6. **Graphing the Cosecant Function (Describing the drawing):**
* First, draw your x and y axes.
* **Draw Vertical Asymptotes:** Draw dashed vertical lines at `x = π/8`, `x = 5π/8`, and `x = 9π/8`. To show two periods, you can find more asymptotes by adding or subtracting the period `π`. For example, `x = 9π/8 + π = 17π/8` would be another one. You could also go backward: `x = π/8 - π = -7π/8`.
* **Plot Turning Points:** Plot the points `(3π/8, 3)` and `(7π/8, -3)`.

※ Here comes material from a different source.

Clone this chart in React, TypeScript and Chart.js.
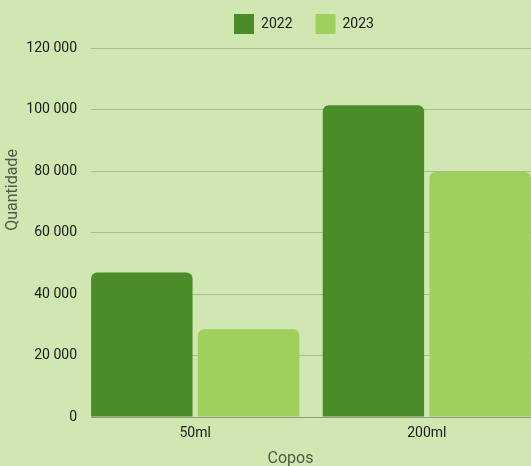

* **Sketch the Cosecant Branches:**
* Between `x = π/8` and `x = 5π/8`, draw a U-shaped curve that opens upwards, with its lowest point at `(3π/8, 3)`. The curve should get closer and closer to the asymptotes but never touch them.
* Between `x = 5π/8` and `x = 9π/8`, draw a U-shaped curve that opens downwards, with its highest point at `(7π/8, -3)`. This curve also approaches the asymptotes.
* **Repeat for two periods:** Since the period is `π`, you can draw another set of branches by shifting everything by `π`. For instance, the next upward branch would be centered at `(3π/8 + π, 3) = (11π/8, 3)`, between asymptotes `x=9π/8` and `x=13π/8`.